When the wife lists things she would like to change, growing out her short haircut is important to her. She wants to look more feminine, but George says he likes her hair. Because he likes it, she feels a lack of agency in how she presents herself to the world. Her hair symbolizes her desire for femininity, change, and agency in her relationship.

Doors frequently represent transitions or boundaries, and Hemingway includes three doors in this very short story. The first is the door to the café on the square. It’s open, and the waiter stands in the doorway, watching the rain and waiting for customers.

“There were only two Americans stopping at the hotel. They did not know any of the people they passed on the stairs on their way to and from their room.”

This excerpt points out the isolation of the two main characters. They are the only two Americans, but it’s revealed later that “the American wife” speaks and understands at least some Italian. Their isolation, then, is by choice and not a result of a language barrier.

“The sea broke in a long line in the rain and slipped back down the beach to come up and break again in a long line in the rain.”

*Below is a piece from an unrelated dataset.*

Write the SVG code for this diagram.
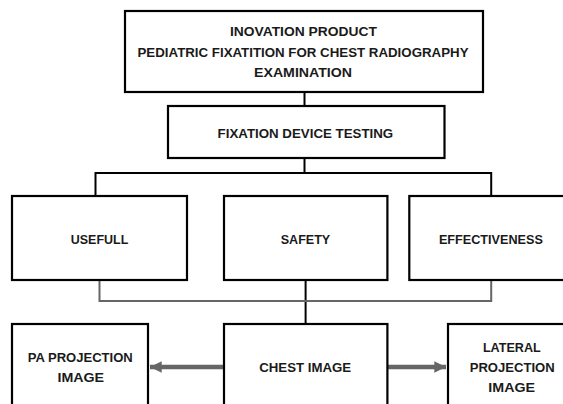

In this excerpt, Hemingway employs repetition to mimic the rhythmic motion of the sea: The water breaks, slips back, comes up, breaks again. Hemingway also employs a type of repetition called epanalepsis. In this type of repetition, the writer uses a word or phrase at the beginning of a clause and repeats it at the end of the clause. Here, Hemingway repeats “in a long line in the rain” near the beginning and at the end of the sentence, with the intervening image of the water moving back and forth against the shore. The combination of visual images—the movement of the waves and the way they break in a long line—establishes the tone, both monotonous and melancholy.

“The American wife stood at the window looking out.”

This simple description of the wife conveys that she longs for something outside of not just her room but also her life.